GAN decoder on a quantum toric code for noise-robust quantum teleportation

TL;DR

This work introduces a GAN-based decoder for the quantum toric code and applies it to noise-robust quantum teleportation under depolarizing noise. By training a generator–discriminator pair on stabilizer-syndrome data, the decoder learns correction paths that yield higher logical fidelity than MWPM and achieves a pseudo-threshold of $p=0.2108$, substantially above existing decoders.

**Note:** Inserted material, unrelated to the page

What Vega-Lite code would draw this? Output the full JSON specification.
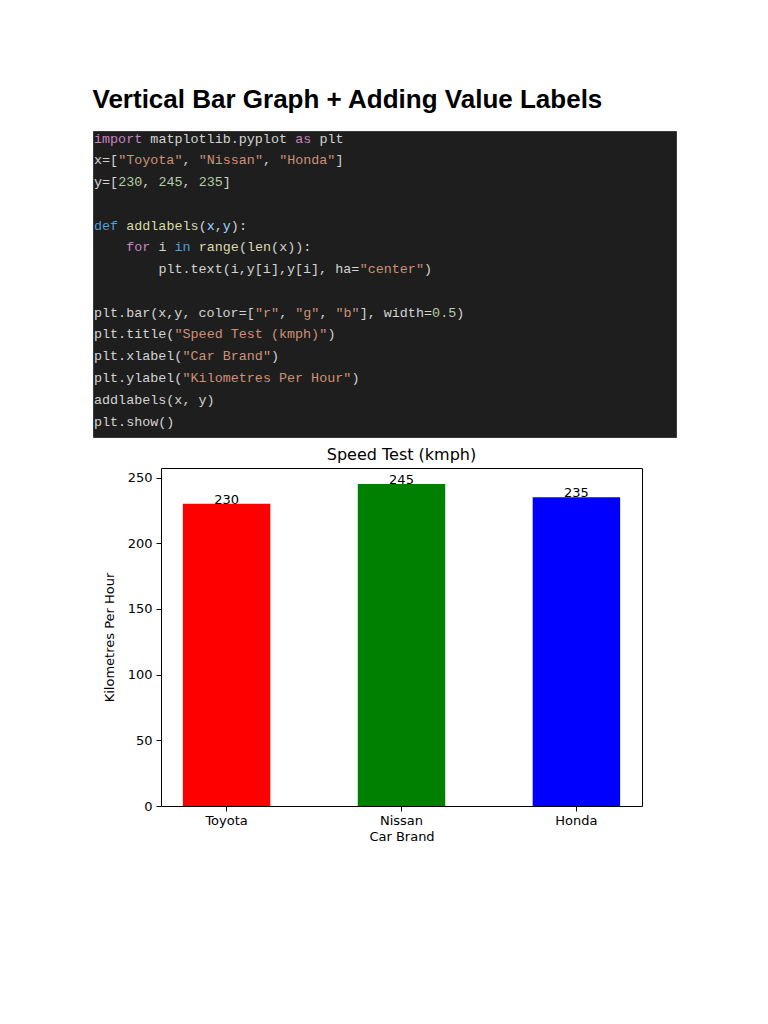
{
  "$schema": "https://vega.github.io/schema/vega-lite/v6.json",
  "background": "white",
  "padding": {"left": 92, "top": 86, "right": 0, "bottom": 0},
  "title": {
    "text": "Vertical Bar Graph + Adding Value Labels",
    "anchor": "start",
    "font": "Liberation Sans",
    "fontSize": 26,
    "fontWeight": "bold",
    "color": "black",
    "offset": 18
  },
  "resolve": {"scale": {"color": "independent"}},
  "datasets": {
    "code": [
      {"line": 0, "col": 0, "t": "import", "k": "kw"},
      {"line": 0, "col": 7, "t": "matplotlib.pyplot", "k": "plain"},
      {"line": 0, "col": 25, "t": "as", "k": "kw"},
      {"line": 0, "col": 28, "t": "plt", "k": "plain"},
      {"line": 1, "col": 0, "t": "x=[", "k": "plain"},
      {"line": 1, "col": 3, "t": "\"Toyota\"", "k": "str"},
      {"line": 1, "col": 11, "t": ",", "k": "plain"},
      {"line": 1, "col": 13, "t": "\"Nissan\"", "k": "str"},
      {"line": 1, "col": 21, "t": ",", "k": "plain"},
      {"line": 1, "col": 23, "t": "\"Honda\"", "k": "str"},
      {"line": 1, "col": 30, "t": "]", "k": "plain"},
      {"line": 2, "col": 0, "t": "y=[", "k": "plain"},
      {"line": 2, "col": 3, "t": "230", "k": "num"},
      {"line": 2, "col": 6, "t": ",", "k": "plain"},
      {"line": 2, "col": 8, "t": "245", "k": "num"},
      {"line": 2, "col": 11, "t": ",", "k": "plain"},
      {"line": 2, "col": 13, "t": "235", "k": "num"},
      {"line": 2, "col": 16, "t": "]", "k": "plain"},
      {"line": 4, "col": 0, "t": "def", "k": "ctl"},
      {"line": 4, "col": 4, "t": "addlabels", "k": "fn"},
      {"line": 4, "col": 13, "t": "(", "k": "plain"},
      {"line": 4, "col": 14, "t": "x", "k": "param"},
      {"line": 4, "col": 15, "t": ",", "k": "plain"},
      {"line": 4, "col": 16, "t": "y", "k": "param"},
      {"line": 4, "col": 17, "t": "):", "k": "plain"},
      {"line": 5, "col": 4, "t": "for", "k": "kw"},
      {"line": 5, "col": 8, "t": "i", "k": "plain"},
      {"line": 5, "col": 10, "t": "in", "k": "ctl"},
      {"line": 5, "col": 13, "t": "range", "k": "fn"},
      {"line": 5, "col": 18, "t": "(", "k": "plain"},
      {"line": 5, "col": 19, "t": "len", "k": "fn"},
      {"line": 5, "col": 22, "t": "(x)):", "k": "plain"},
      {"line": 6, "col": 8, "t": "plt.text(i,y[i],y[i], ha=", "k": "plain"},
      {"line": 6, "col": 33, "t": "\"center\"", "k": "str"},
      {"line": 6, "col": 41, "t": ")", "k": "plain"},
      {"line": 8, "col": 0, "t": "plt.bar(x,y, color=[", "k": "plain"},
      {"line": 8, "col": 20, "t": "\"r\"", "k": "str"},
      {"line": 8, "col": 23, "t": ",", "k": "plain"},
      {"line": 8, "col": 25, "t": "\"g\"", "k": "str"},
      {"line": 8, "col": 28, "t": ",", "k": "plain"},
      {"line": 8, "col": 30, "t": "\"b\"", "k": "str"},
      {"line": 8, "col": 33, "t": "], width=", "k": "plain"},
      {"line": 8, "col": 42, "t": "0.5", "k": "num"},
      {"line": 8, "col": 45, "t": ")", "k": "plain"},
      {"line": 9, "col": 0, "t": "plt.title(", "k": "plain"},
      {"line": 9, "col": 10, "t": "\"Speed Test (kmph)\"", "k": "str"},
      {"line": 9, "col": 29, "t": ")", "k": "plain"},
      {"line": 10, "col": 0, "t": "plt.xlabel(", "k": "plain"},
      {"line": 10, "col": 11, "t": "\"Car Brand\"", "k": "str"},
      {"line": 10, "col": 22, "t": ")", "k": "plain"},
      {"line": 11, "col": 0, "t": "plt.ylabel(", "k": "plain"},
      {"line": 11, "col": 11, "t": "\"Kilometres Per Hour\"", "k": "str"},
      {"line": 11, "col": 32, "t": ")", "k": "plain"},
      {"line": 12, "col": 0, "t": "addlabels(x, y)", "k": "plain"},
      {"line": 13, "col": 0, "t": "plt.show()", "k": "plain"}
    ],
    "speed": [
      {"brand": "Toyota", "kmph": 230},
      {"brand": "Nissan", "kmph": 245},
      {"brand": "Honda", "kmph": 235}
    ]
  },
  "spacing": 8,
  "vconcat": [
    {
      "width": 583,
      "height": 306,
      "view": {"fill": "#1e1e1e", "stroke": "#3a3a3a"},
      "data": {"name": "code"},
      "mark": {
        "type": "text",
        "align": "left",
        "baseline": "middle",
        "font": "Liberation Mono",
        "fontSize": 13.4
      },
      "encoding": {
        "x": {
          "field": "col",
          "type": "quantitative",
          "axis": null,
          "scale": {"domain": [0, 72], "range": [1, 580.6], "zero": false, "nice": false}
        },
        "y": {
          "field": "line",
          "type": "quantitative",
          "axis": null,
          "scale": {"domain": [0, 13], "range": [7.5, 290.5], "zero": false, "nice": false}
        },
        "text": {"field": "t"},
        "color": {
          "field": "k",
          "type": "nominal",
          "legend": null,
          "scale": {
            "domain": ["plain", "kw", "ctl", "str", "num", "fn", "param"],
            "range": ["#d4d4d4", "#c586c0", "#569cd6", "#ce9178", "#b5cea8", "#dcdcaa", "#9cdcfe"]
          }
        }
      }
    },
    {
      "spacing": 0,
      "resolve": {"scale": {"color": "independent"}},
      "hconcat": [
        {
          "width": 8,
          "height": 10,
          "view": {"stroke": "white"},
          "data": {"values": []},
          "mark": "rect"
        },
        {
          "width": 481,
          "height": 338,
          "view": {"stroke": "black", "strokeWidth": 1},
          "data": {"name": "speed"},
          "title": {
            "text": "Speed Test (kmph)",
            "font": "DejaVu Sans",
            "fontSize": 16,
            "fontWeight": "normal",
            "color": "black",
            "offset": 5
          },
          "encoding": {
            "x": {
              "field": "brand",
              "type": "nominal",
              "sort": null,
              "title": "Car Brand",
              "scale": {"paddingInner": 0.5, "paddingOuter": 0.125},
              "axis": {
                "labelAngle": 0,
                "domain": false,
                "tickSize": 5,
                "tickColor": "black",
                "labelPadding": 3,
                "titlePadding": 3
              }
            },
            "y": {
              "field": "kmph",
              "type": "quantitative",
              "title": "Kilometres Per Hour",
              "scale": {"domain": [0, 257.25], "nice": false},
              "axis": {
                "values": [0, 50, 100, 150, 200, 250],
                "grid": false,
                "domain": false,
                "tickSize": 5,
                "tickColor": "black",
                "labelPadding": 4,
                "titlePadding": 11
              }
            }
          },
          "layer": [
            {
              "mark": {"type": "bar"},
              "encoding": {
                "color": {
                  "field": "brand",
                  "type": "nominal",
                  "legend": null,
                  "scale": {"domain": ["Toyota", "Nissan", "Honda"], "range": ["#ff0000", "#008000", "#0000ff"]}
                }
              }
            },
            {
              "mark": {
                "type": "text",
                "baseline": "alphabetic",
                "align": "center",
                "font": "DejaVu Sans",
                "fontSize": 13,
                "color": "black"
              },
              "encoding": {"text": {"field": "kmph", "type": "quantitative"}}
            }
          ]
        }
      ]
    }
  ],
  "config": {
    "axis": {
      "labelFont": "DejaVu Sans",
      "labelFontSize": 13,
      "labelColor": "black",
      "titleFont": "DejaVu Sans",
      "titleFontSize": 13,
      "titleFontWeight": "normal",
      "titleColor": "black"
    }
  }
}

When integrated into a teleportation protocol, the GAN-optimized scheme shows improved fidelity across noise regimes, with thresholds $p<0.06503$ for $d=3$ and $p<0.07512$ for $d=5$, and a reported fidelity around $99.895\%$ at $p=0.05$ for $d=5$. The results indicate that GANs provide a flexible, scalable approach to decoding in topological QECCs and can enhance fault-tolerant quantum information processing in noisy environments.

Abstract

We propose a generative adversarial network (GAN)-based decoder for quantum topological codes and apply it to enhance a quantum teleportation protocol under depolarizing noise. By constructing and training the GAN's generator and discriminator networks using eigenvalue datasets from the code, we obtain a decoder with a significantly improved decoding pseudo-threshold. Simulation results show that our GAN decoder achieves a pseudo-threshold of approximately $p=0.2108$, estimated from the crossing point of logical error rate curves for code distances $d=3$ and $d=5$, nearly double that of a classical decoder under the same conditions ($p \approx 0.1099$). Moreover, at the same target logical error rate, the GAN decoder consistently achieves higher logical fidelity compared to the classical decoder. When applied to quantum teleportation, the protocol optimized using our decoder demonstrates enhanced fidelity across noise regimes. Specifically, for code distance $d=3$, fidelity improves within the depolarizing noise threshold range $P<0.06503$; for $d=5$, the range extends to $P<0.07512$. Moreover, with appropriate training, our GAN decoder can generalize to other error models. This work positions GANs as powerful tools for decoding in topological quantum error correction, offering a flexible and noise-resilient framework for fault-tolerant quantum information processing.

Figures (15)

• Figure 1: The basic structure of toric codes. X stabilizers are used to detect Z errors, while Z stabilizers are used to detect X errors. The measurement circuits are shown on the right. H gates, I gates, and CNOT gates are used. The ancilla qubits are measured to obtain the eigenvalue. For a given stabilizer, the eigenvalue is +1 if the number of errors on the neighboring data qubits is even, and -1 if it is odd.
• Figure 2: The structure of a GAN involves two components: the generator and the discriminator. The generator aims to produce fake data that approximates the target data, while the discriminator aims to distinguish between target and fake data. Through adversarial training, both the generator and discriminator are iteratively refined, leading to enhanced performance. The yellow, green, and red blocks represent different network layers of the GAN.
• Figure 3: Quantum teleportation. Particles $A$ and $B$ are the two particles of the EPR pair. The state of particle $C$, denoted as $\left| \psi_{C} \right\rangle$, is to be teleported. Alice holds particles $A$ and $C$. Bob holds particle $B$. The gray rectangles represent quantum operations.
• Figure 4: Error correction of a quantum toric code. Red data qubits indicate that an error has occurred. Blue data qubits mean they are selected as an error correction qubit. (a) A toric code with error data qubits. The eigenvalues of the stabilizers around the error qubits becomes $-1$. (b) Failed quantum toric code error correction. A error correction chain and the error chain form a nontrivial loop. (c) Successful quantum toric code error correction. A error correction chain and the error chain form a trivial loop. (d) Another successful quantum toric code error correction. This strategy forms a trivial loop, but not the optimal.
• Figure 5: The training framework for the GAN decoder. The blue dotted box illustrates the training process of the GAN, the red dotted box represents the parameter training process of the decoder, and the green dotted box depicts the testing process of the decoder.